Background Osteoarthritis (OA) is characterized by the progressive loss of cartilage structural extracellular matrix (ECM) components, mainly collagenous and non-collagenous proteins. The release of these proteins from the tissue can vary according to the stage of the disease. Characterization of molecular differences between cartilage subtypes will provide a background for a better understanding of OA onset and progression.
Objectives The aim of this study was to perform a quantitative proteomics approach to identify and quantify those proteins released from normal (N) and OA human articular cartilages.
Methods Tissue explants were obtained from the dissection of 4 N and 4 OA cartilages, both from femoral heads and tibial condyles. Among the OA samples, we differentiated the wounded zones (WZ) from those corresponding to the area adjacent to the lesion, or unwounded zones (UZ). The study was approved by the local ethical committee. Cartilage shavings from each donor were cut into 6 mm discs and five discs/donor were placed into 96-well plates and incubated during 6 days (37°C/5% CO2). The conditioned media from each condition were collected and their proteins were digested with trypsin. Each peptide mixture was labelled with different isobaric tags using the iTRAQ reagents (ABSciex). Then, labelled peptides of the different conditions were mixed, desalted and separated by liquid chromatography (LC). The resulting fractions were grouped and resolved by reversed-phase nano-LC coupled to mass spectrometry (MS). The identification and relative quantification of the proteins was carried out with Protein Pilot 3.0 software.

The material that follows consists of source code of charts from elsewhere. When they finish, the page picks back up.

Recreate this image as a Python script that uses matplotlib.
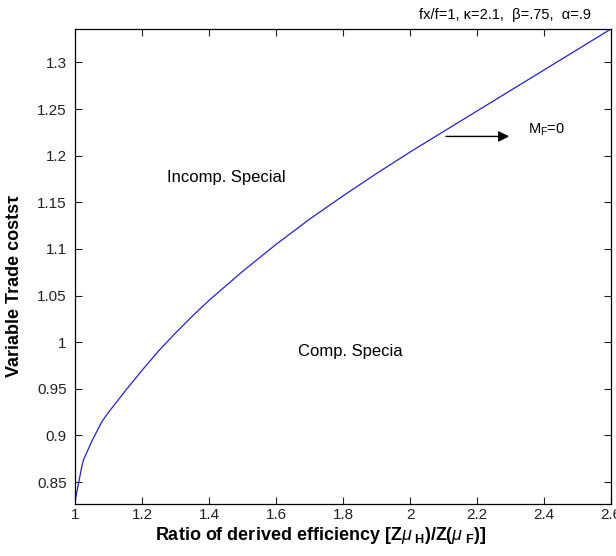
import matplotlib
matplotlib.use('Agg')
import matplotlib.pyplot as plt

plt.rcParams['font.family'] = ['Liberation Sans', 'DejaVu Sans']
plt.rcParams['mathtext.fontset'] = 'custom'
plt.rcParams['mathtext.rm'] = 'Liberation Sans'
plt.rcParams['mathtext.it'] = 'Liberation Sans:italic'
plt.rcParams['mathtext.bf'] = 'Liberation Sans:bold'

# ratio of derived efficiency vs. variable trade cost (threshold curve)
ratio = [1.0, 1.02, 1.025, 1.05, 1.08, 1.1, 1.15, 1.2, 1.25, 1.3, 1.35, 1.4, 1.5,
         1.6, 1.7, 1.8, 1.9, 2.0, 2.1, 2.2, 2.3, 2.4, 2.5, 2.6]
tau = [0.830, 0.867, 0.874, 0.894, 0.915, 0.925, 0.948, 0.970, 0.991, 1.010, 1.028, 1.045, 1.076,
       1.105, 1.132, 1.157, 1.181, 1.204, 1.226, 1.248, 1.270, 1.292, 1.314, 1.336]

xticks = [1, 1.2, 1.4, 1.6, 1.8, 2, 2.2, 2.4, 2.6]
xticklabels = ['1', '1.2', '1.4', '1.6', '1.8', '2', '2.2', '2.4', '2.6']
yticks = [0.85, 0.9, 0.95, 1, 1.05, 1.1, 1.15, 1.2, 1.25, 1.3]
yticklabels = ['0.85', '0.9', '0.95', '1', '1.05', '1.1', '1.15', '1.2', '1.25', '1.3']

fig = plt.figure(figsize=(6.16, 5.56), dpi=100)
ax = fig.add_axes([0.122, 0.0935, 0.87, 0.8545])

ax.plot(ratio, tau, color='#2222c8', lw=0.9)

ax.set_xlim(1, 2.6)
ax.set_ylim(0.8265, 1.336)
ax.set_xticks(xticks)
ax.set_xticklabels(xticklabels)
ax.set_yticks(yticks)
ax.set_yticklabels(yticklabels)
ax.tick_params(direction='in', top=True, right=True, length=5, width=0.8,
               labelsize=11, colors='#222222')
ax.tick_params(axis='x', pad=3)
ax.tick_params(axis='y', pad=6)
for s in ax.spines.values():
    s.set_linewidth(0.9)

ax.set_xlabel(r'Ratio of derived efficiency [Z$\mu_{\ \mathbf{H}}$)/Z($\mu_{\ \mathbf{F}}$)]',
              fontsize=13, fontweight='bold')
ax.xaxis.set_label_coords(0.459, -0.045)
ax.set_ylabel('Variable Trade costsτ', fontsize=13, fontweight='bold')
ax.yaxis.set_label_coords(-0.097, 0.46)

ax.text(1.275, 1.177, 'Incomp. Special', fontsize=12, va='center')
ax.text(1.666, 0.990, 'Comp. Specia', fontsize=12, va='center')
ax.annotate('', xy=(2.304, 1.2207), xytext=(2.099, 1.2207),
            arrowprops=dict(arrowstyle='-|>', color='black', lw=1,
                            mutation_scale=16))
ax.text(2.352, 1.228, r'M$_{\rm F}$=0', fontsize=10.5, va='center')

fig.text(505 / 616, 1 - 15 / 556, 'fx/f=1, κ=2.1,  β=.75,  α=.9',
         fontsize=10.5, ha='center', va='center')

fig.savefig('out.png', dpi=100)
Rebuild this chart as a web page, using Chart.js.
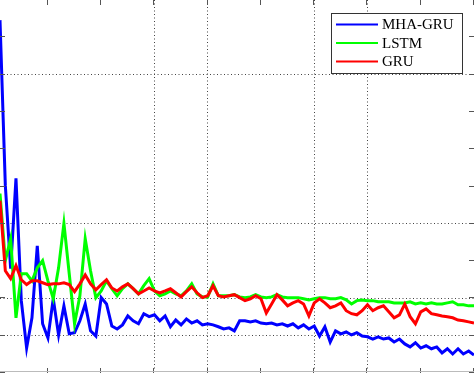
<!DOCTYPE html>
<html>
<head>
<meta charset="utf-8">
<script src="https://cdn.jsdelivr.net/npm/chart.js@4.4.1/dist/chart.umd.min.js"></script>
<style>
    html, body { margin: 0; padding: 0; background: #fff; overflow: hidden; }
    #lossChart { display: block; }
</style>
</head>
<body>
<canvas id="lossChart" width="474" height="373"></canvas>
<script>
const epochs = Array.from({ length: 90 }, (_, i) => i + 1);

const mhaGru = [9.46, 5.03, 2.80, 5.22, 1.94, 0.67, 1.48, 3.41, 1.32, 0.94,
    1.99, 1.02, 1.80, 1.05, 1.08, 1.40, 1.85, 1.13, 0.99, 2.02,
    1.85, 1.26, 1.18, 1.29, 1.53, 1.40, 1.32, 1.59, 1.51, 1.56,
    1.40, 1.53, 1.24, 1.42, 1.29, 1.45, 1.34, 1.40, 1.29, 1.32,
    1.29, 1.24, 1.18, 1.21, 1.13, 1.40, 1.40, 1.37, 1.40, 1.34,
    1.32, 1.34, 1.29, 1.32, 1.26, 1.32, 1.21, 1.29, 1.18, 1.26,
    0.99, 1.24, 0.83, 1.13, 1.05, 1.10, 1.02, 1.08, 0.99, 0.97,
    0.91, 0.97, 0.91, 0.94, 0.83, 0.91, 0.78, 0.70, 0.81, 0.67,
    0.73, 0.65, 0.70, 0.54, 0.65, 0.51, 0.65, 0.51, 0.59, 0.48];

const lstm = [4.81, 3.01, 3.60, 1.48, 2.66, 2.66, 2.47, 2.82, 3.01, 2.47,
    1.99, 2.82, 4.01, 2.66, 1.32, 2.07, 3.60, 2.74, 2.02, 2.20,
    2.47, 2.26, 2.07, 2.26, 2.39, 2.26, 2.12, 2.34, 2.53, 2.20,
    2.07, 2.12, 2.20, 2.12, 2.07, 2.20, 2.39, 2.12, 2.04, 2.04,
    2.39, 2.07, 2.07, 2.07, 2.10, 2.04, 2.02, 2.04, 2.10, 2.04,
    2.02, 2.04, 2.10, 2.04, 2.02, 2.02, 2.02, 1.99, 1.96, 1.99,
    2.02, 2.02, 1.99, 1.99, 2.02, 1.96, 1.85, 1.94, 1.96, 1.94,
    1.94, 1.91, 1.91, 1.91, 1.88, 1.88, 1.88, 1.91, 1.85, 1.88,
    1.85, 1.88, 1.85, 1.85, 1.88, 1.91, 1.83, 1.83, 1.80, 1.80];

const gru = [4.62, 2.74, 2.53, 2.88, 2.50, 2.37, 2.47, 2.47, 2.42, 2.37,
    2.39, 2.39, 2.42, 2.37, 2.18, 2.39, 2.63, 2.39, 2.23, 2.37,
    2.50, 2.28, 2.20, 2.31, 2.39, 2.26, 2.12, 2.20, 2.28, 2.20,
    2.15, 2.20, 2.26, 2.15, 2.04, 2.18, 2.31, 2.15, 2.02, 2.07,
    2.34, 2.07, 2.04, 2.07, 2.10, 2.02, 1.94, 1.99, 2.07, 1.99,
    1.61, 1.85, 2.10, 1.96, 1.80, 1.88, 1.94, 1.85, 1.53, 1.88,
    1.99, 1.88, 1.75, 1.80, 1.88, 1.67, 1.59, 1.56, 1.67, 1.83,
    1.67, 1.75, 1.80, 1.64, 1.48, 1.56, 1.85, 1.51, 1.32, 1.64,
    1.72, 1.59, 1.56, 1.53, 1.51, 1.48, 1.42, 1.40, 1.37, 1.34];

const xTicks = [10, 20, 30, 40, 50, 60, 70, 80, 90];
const yTicks = [0, 1, 2, 3, 4, 5, 6, 7, 8, 9, 10];
// the picture only shows some of the grid lines
const xGridAt = [30, 40, 60, 70];
const yGridAt = [1, 2, 4, 8];

function toPoints(values) {
    return values.map((v, i) => ({ x: epochs[i], y: v }));
}

// matlab style inward ticks, bottom edge line and the boxed legend
const matlabFrame = {
    id: "matlabFrame",
    afterDraw(chart) {
        const { ctx, chartArea, scales } = chart;
        const { left, right, top, bottom } = chartArea;
        const len = 5;
        ctx.save();
        ctx.strokeStyle = "#555";
        ctx.lineWidth = 1;
        ctx.beginPath();
        xTicks.forEach((v) => {
            const px = Math.round(scales.x.getPixelForValue(v)) - 0.5;
            ctx.moveTo(px, top);
            ctx.lineTo(px, top + len);
            ctx.moveTo(px, bottom);
            ctx.lineTo(px, bottom - len);
        });
        yTicks.forEach((v) => {
            const py = Math.round(scales.y.getPixelForValue(v)) - 0.5;
            ctx.moveTo(left, py);
            ctx.lineTo(left + len, py);
            ctx.moveTo(right, py);
            ctx.lineTo(right - len, py);
        });
        ctx.stroke();

        ctx.strokeStyle = "#bbb";
        ctx.beginPath();
        ctx.moveTo(left, bottom - 1.5);
        ctx.lineTo(right, bottom - 1.5);
        ctx.stroke();

        // legend box
        const bx = 331.5, by = 13.5, bw = 131, bh = 60;
        ctx.fillStyle = "#fff";
        ctx.fillRect(bx, by, bw, bh);
        ctx.strokeStyle = "#333";
        ctx.strokeRect(bx, by, bw, bh);
        ctx.font = "15px 'Liberation Serif', 'DejaVu Serif', serif";
        ctx.textBaseline = "middle";
        ctx.textAlign = "left";
        chart.data.datasets.forEach((ds, i) => {
            const ly = 24.5 + i * 18.5;
            ctx.strokeStyle = ds.borderColor;
            ctx.lineWidth = 2;
            ctx.beginPath();
            ctx.moveTo(336, ly);
            ctx.lineTo(378, ly);
            ctx.stroke();
            ctx.fillStyle = "#000";
            ctx.fillText(ds.label, 382, ly + 1);
        });
        ctx.restore();
    },
};

const ctx = document.getElementById("lossChart").getContext("2d");
const chart = new Chart(ctx, {
    type: "line",
    data: {
        datasets: [
            { label: "MHA-GRU", data: toPoints(mhaGru), borderColor: "#0000ff", order: 3 },
            { label: "LSTM", data: toPoints(lstm), borderColor: "#00ff00", order: 2 },
            { label: "GRU", data: toPoints(gru), borderColor: "#ff0000", order: 1 },
        ],
    },
    options: {
        responsive: false,
        animation: false,
        layout: { padding: 0 },
        elements: {
            line: { borderWidth: 3, tension: 0, borderJoinStyle: "miter" },
            point: { radius: 0 },
        },
        plugins: {
            legend: { display: false },
            tooltip: { enabled: false },
        },
        scales: {
            x: {
                type: "linear",
                min: 1,
                max: 90,
                afterBuildTicks: (scale) => {
                    scale.ticks = xTicks.map((v) => ({ value: v }));
                },
                ticks: { display: false },
                grid: {
                    drawTicks: false,
                    lineWidth: 1,
                    color: (c) => (c.tick && xGridAt.includes(c.tick.value) ? "#444" : "rgba(0,0,0,0)"),
                },
                border: { display: false, dash: [1, 2.5] },
            },
            y: {
                type: "linear",
                min: 0,
                max: 10,
                afterBuildTicks: (scale) => {
                    scale.ticks = yTicks.map((v) => ({ value: v }));
                },
                ticks: { display: false },
                grid: {
                    drawTicks: false,
                    lineWidth: 1,
                    color: (c) => (c.tick && yGridAt.includes(c.tick.value) ? "#444" : "rgba(0,0,0,0)"),
                },
                border: { display: false, dash: [1, 2.5] },
            },
        },
    },
    plugins: [matlabFrame],
});
</script>
</body>
</html>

Results Globally we were able to identify 402 proteins released from the cartilage explants. Measurement of the different iTRAQ tags intensities allowed the relative quantification of almost all of them (n=390). After statistical analysis we found 104 secreted proteins showing differences in abundance (0.8≤ ratio ≥1.2, p ≤0.05) between the different OA zones (WZ and UZ) and N samples. We classified them into 3 sets of proteins: a first group of 11 proteins modulated specifically in UZ sample; a second group of 38 proteins altered only in WZ samples, and finally a third group of 55 proteins modified in both OA zones. Proteins increased in UZ samples are classified as early OA biomarkers, while proteins increased only in WZ samples are defined as late OA biomarkers. Proteins showing a gradual increase among OA samples are indicated as progression biomarkers. Although some of these proteins had a previously reported putative biomarker value for OA, most of them are novel candidates of the disease onset (the first group) and progression (the second and third groups). Interestingly, when we compared these results with those obtained from cartilage tissue extracts we found that most of the proteins increased in OA cartilage secretomes (like HPLN1, TENA, and BIGH3) are decreased in cartilage proteomes and viceversa. Furthermore, some of these modulations confirmed the results obtained in OA serum in a previous work by our group (e.g. APOE, C3, and HPT).
Conclusions We describe a novel panel of cartilage secreted proteins with potential biomarker value. This panel is now being explored in biological fluids (synovial fluid and serum) for the development of early diagnosis and/or anti-OA therapy monitoring strategies.